> The problem
All of the lines below are to be transcribed faithfully, with pictures excluded from the copy.

*** Stored data ***

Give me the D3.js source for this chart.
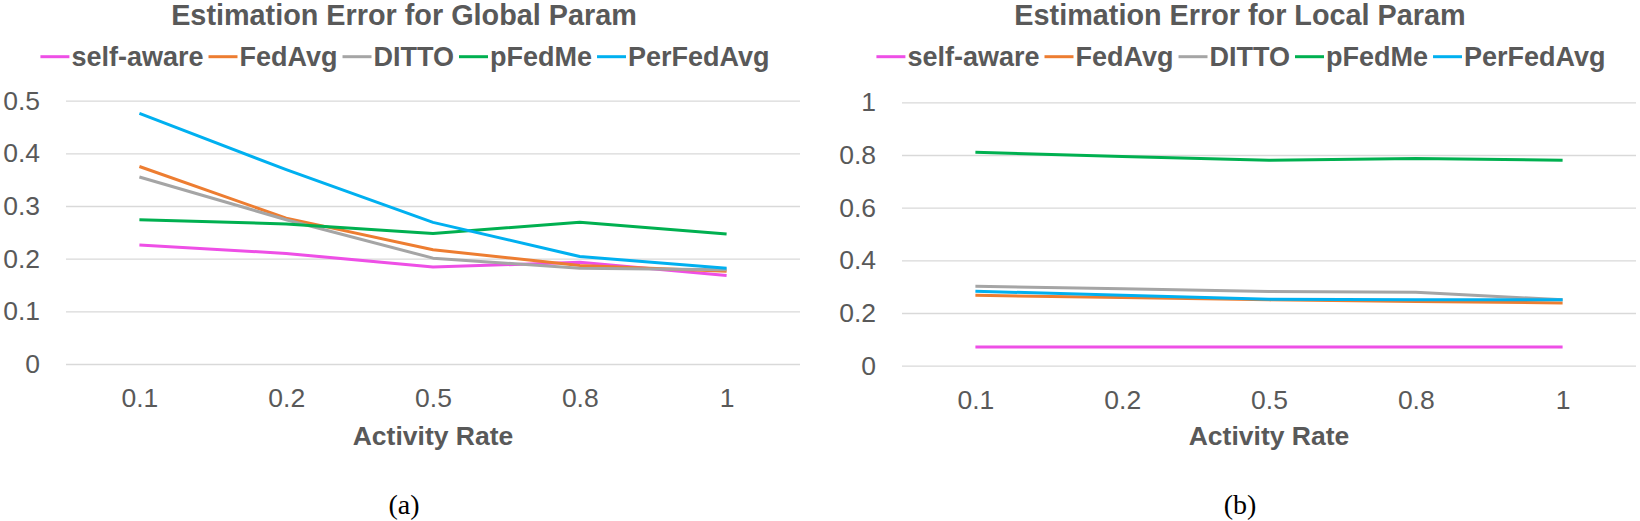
<!DOCTYPE html>
<html>
<head>
<meta charset="utf-8">
<script src="https://cdn.jsdelivr.net/npm/d3@7"></script>
<style>
  body { margin: 0; background: #fff; }
  svg text { font-family: "Liberation Sans", Arial, sans-serif; fill: #595959; }
  .axis .domain { display: none; }
  .grid line { stroke: #d9d9d9; stroke-width: 1.3; }
  .caption { font-family: "Liberation Serif", "Times New Roman", serif !important; fill: #000 !important; }
</style>
</head>
<body>
<svg width="1640" height="521"></svg>
<script>
var categories = ["0.1", "0.2", "0.5", "0.8", "1"];
var seriesNames = ["self-aware", "FedAvg", "DITTO", "pFedMe", "PerFedAvg"];
var colors = ["#ee4fe6", "#ed7d31", "#a5a5a5", "#00b050", "#00b0f0"];

// (a) global param
var selfAwareG = [0.226, 0.210, 0.184, 0.193, 0.168];
var fedAvgG    = [0.375, 0.277, 0.217, 0.187, 0.176];
var dittoG     = [0.355, 0.274, 0.201, 0.182, 0.179];
var pFedMeG    = [0.274, 0.266, 0.248, 0.269, 0.247];
var perFedAvgG = [0.476, 0.369, 0.269, 0.204, 0.182];
var ticksG = [0, 0.1, 0.2, 0.3, 0.4, 0.5];

// (b) local param
var selfAwareL = [0.071, 0.071, 0.071, 0.071, 0.071];
var fedAvgL    = [0.267, 0.259, 0.250, 0.244, 0.238];
var dittoL     = [0.302, 0.292, 0.282, 0.279, 0.250];
var pFedMeL    = [0.810, 0.794, 0.780, 0.787, 0.780];
var perFedAvgL = [0.283, 0.267, 0.252, 0.250, 0.250];
var ticksL = [0, 0.2, 0.4, 0.6, 0.8, 1];

var svg = d3.select("svg");

function drawChart(opt) {
  var g = svg.append("g");

  var x = d3.scalePoint()
      .domain(categories)
      .range([opt.left, opt.right])
      .padding(0.5);

  var y = d3.scaleLinear()
      .domain([0, opt.max])
      .range([opt.bottom, opt.top]);

  // gridlines + y labels
  g.append("g")
      .attr("class", "axis grid")
      .attr("transform", "translate(" + opt.left + ",0)")
      .call(d3.axisLeft(y)
        .tickValues(opt.ticks)
        .tickSize(-(opt.right - opt.left))
        .tickPadding(26)
        .tickFormat(function(d) { return String(+d.toFixed(1)); }))
      .selectAll("text")
      .style("font-size", "26.5px");

  // x labels
  g.append("g")
      .attr("class", "axis")
      .attr("transform", "translate(0," + opt.bottom + ")")
      .call(d3.axisBottom(x).tickSize(0).tickPadding(24))
      .selectAll("text")
      .style("font-size", "26.5px");

  g.append("text")
      .attr("x", (opt.left + opt.right) / 2)
      .attr("y", 445)
      .attr("text-anchor", "middle")
      .style("font-size", "26.5px")
      .style("font-weight", "bold")
      .text("Activity Rate");

  g.append("text")
      .attr("x", opt.center)
      .attr("y", 24.5)
      .attr("text-anchor", "middle")
      .style("font-size", "28.8px")
      .style("font-weight", "bold")
      .text(opt.title);

  var line = d3.line()
      .x(function(d, i) { return x(categories[i]); })
      .y(function(d) { return y(d); });

  opt.series.forEach(function(s, i) {
    g.append("path")
        .datum(s)
        .attr("fill", "none")
        .attr("stroke", colors[i])
        .attr("stroke-width", 3)
        .attr("stroke-linejoin", "round")
        .attr("d", line);
  });

  // legend
  var leg = g.append("g");
  var cx = 0;
  seriesNames.forEach(function(name, i) {
    leg.append("line")
        .attr("x1", cx).attr("x2", cx + 29)
        .attr("y1", 0).attr("y2", 0)
        .attr("stroke", colors[i])
        .attr("stroke-width", 3);
    var t = leg.append("text")
        .attr("x", cx + 31)
        .attr("y", 0)
        .attr("dy", "0.35em")
        .style("font-size", "27px")
        .style("font-weight", "bold")
        .text(name);
    cx += 31 + t.node().getComputedTextLength() + 5;
  });
  cx -= 5;
  leg.attr("transform", "translate(" + (opt.legendCenter - cx / 2) + ",56.7)");

  g.append("text")
      .attr("class", "caption")
      .attr("x", opt.center)
      .attr("y", 514)
      .attr("text-anchor", "middle")
      .style("font-size", "28px")
      .text(opt.caption);
}

drawChart({
  title: "Estimation Error for Global Param",
  caption: "(a)",
  left: 66, right: 800, top: 100.7, bottom: 364,
  max: 0.5, ticks: ticksG,
  center: 404, legendCenter: 405,
  series: [selfAwareG, fedAvgG, dittoG, pFedMeG, perFedAvgG]
});

drawChart({
  title: "Estimation Error for Local Param",
  caption: "(b)",
  left: 902, right: 1636, top: 102.3, bottom: 365.7,
  max: 1, ticks: ticksL,
  center: 1240, legendCenter: 1241,
  series: [selfAwareL, fedAvgL, dittoL, pFedMeL, perFedAvgL]
});
</script>
</body>
</html>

***

> Output of the task
Give me the D3.js source for this chart.
<!DOCTYPE html>
<html>
<head>
<meta charset="utf-8">
<script src="https://cdn.jsdelivr.net/npm/d3@7"></script>
<style>
  body { margin: 0; background: #fff; }
  svg text { font-family: "Liberation Sans", Arial, sans-serif; fill: #595959; }
  .axis .domain { display: none; }
  .grid line { stroke: #d9d9d9; stroke-width: 1.3; }
  .caption { font-family: "Liberation Serif", "Times New Roman", serif !important; fill: #000 !important; }
</style>
</head>
<body>
<svg width="1640" height="521"></svg>
<script>
var categories = ["0.1", "0.2", "0.5", "0.8", "1"];
var seriesNames = ["self-aware", "FedAvg", "DITTO", "pFedMe", "PerFedAvg"];
var colors = ["#ee4fe6", "#ed7d31", "#a5a5a5", "#00b050", "#00b0f0"];

// (a) global param
var selfAwareG = [0.226, 0.210, 0.184, 0.193, 0.168];
var fedAvgG    = [0.375, 0.277, 0.217, 0.187, 0.176];
var dittoG     = [0.355, 0.274, 0.201, 0.182, 0.179];
var pFedMeG    = [0.274, 0.266, 0.248, 0.269, 0.247];
var perFedAvgG = [0.476, 0.369, 0.269, 0.204, 0.182];
var ticksG = [0, 0.1, 0.2, 0.3, 0.4, 0.5];

// (b) local param
var selfAwareL = [0.071, 0.071, 0.071, 0.071, 0.071];
var fedAvgL    = [0.267, 0.259, 0.250, 0.244, 0.238];
var dittoL     = [0.302, 0.292, 0.282, 0.279, 0.250];
var pFedMeL    = [0.810, 0.794, 0.780, 0.787, 0.780];
var perFedAvgL = [0.283, 0.267, 0.252, 0.250, 0.250];
var ticksL = [0, 0.2, 0.4, 0.6, 0.8, 1];

var svg = d3.select("svg");

function drawChart(opt) {
  var g = svg.append("g");

  var x = d3.scalePoint()
      .domain(categories)
      .range([opt.left, opt.right])
      .padding(0.5);

  var y = d3.scaleLinear()
      .domain([0, opt.max])
      .range([opt.bottom, opt.top]);

  // gridlines + y labels
  g.append("g")
      .attr("class", "axis grid")
      .attr("transform", "translate(" + opt.left + ",0)")
      .call(d3.axisLeft(y)
        .tickValues(opt.ticks)
        .tickSize(-(opt.right - opt.left))
        .tickPadding(26)
        .tickFormat(function(d) { return String(+d.toFixed(1)); }))
      .selectAll("text")
      .style("font-size", "26.5px");

  // x labels
  g.append("g")
      .attr("class", "axis")
      .attr("transform", "translate(0," + opt.bottom + ")")
      .call(d3.axisBottom(x).tickSize(0).tickPadding(24))
      .selectAll("text")
      .style("font-size", "26.5px");

  g.append("text")
      .attr("x", (opt.left + opt.right) / 2)
      .attr("y", 445)
      .attr("text-anchor", "middle")
      .style("font-size", "26.5px")
      .style("font-weight", "bold")
      .text("Activity Rate");

  g.append("text")
      .attr("x", opt.center)
      .attr("y", 24.5)
      .attr("text-anchor", "middle")
      .style("font-size", "28.8px")
      .style("font-weight", "bold")
      .text(opt.title);

  var line = d3.line()
      .x(function(d, i) { return x(categories[i]); })
      .y(function(d) { return y(d); });

  opt.series.forEach(function(s, i) {
    g.append("path")
        .datum(s)
        .attr("fill", "none")
        .attr("stroke", colors[i])
        .attr("stroke-width", 3)
        .attr("stroke-linejoin", "round")
        .attr("d", line);
  });

  // legend
  var leg = g.append("g");
  var cx = 0;
  seriesNames.forEach(function(name, i) {
    leg.append("line")
        .attr("x1", cx).attr("x2", cx + 29)
        .attr("y1", 0).attr("y2", 0)
        .attr("stroke", colors[i])
        .attr("stroke-width", 3);
    var t = leg.append("text")
        .attr("x", cx + 31)
        .attr("y", 0)
        .attr("dy", "0.35em")
        .style("font-size", "27px")
        .style("font-weight", "bold")
        .text(name);
    cx += 31 + t.node().getComputedTextLength() + 5;
  });
  cx -= 5;
  leg.attr("transform", "translate(" + (opt.legendCenter - cx / 2) + ",56.7)");

  g.append("text")
      .attr("class", "caption")
      .attr("x", opt.center)
      .attr("y", 514)
      .attr("text-anchor", "middle")
      .style("font-size", "28px")
      .text(opt.caption);
}

drawChart({
  title: "Estimation Error for Global Param",
  caption: "(a)",
  left: 66, right: 800, top: 100.7, bottom: 364,
  max: 0.5, ticks: ticksG,
  center: 404, legendCenter: 405,
  series: [selfAwareG, fedAvgG, dittoG, pFedMeG, perFedAvgG]
});

drawChart({
  title: "Estimation Error for Local Param",
  caption: "(b)",
  left: 902, right: 1636, top: 102.3, bottom: 365.7,
  max: 1, ticks: ticksL,
  center: 1240, legendCenter: 1241,
  series: [selfAwareL, fedAvgL, dittoL, pFedMeL, perFedAvgL]
});
</script>
</body>
</html>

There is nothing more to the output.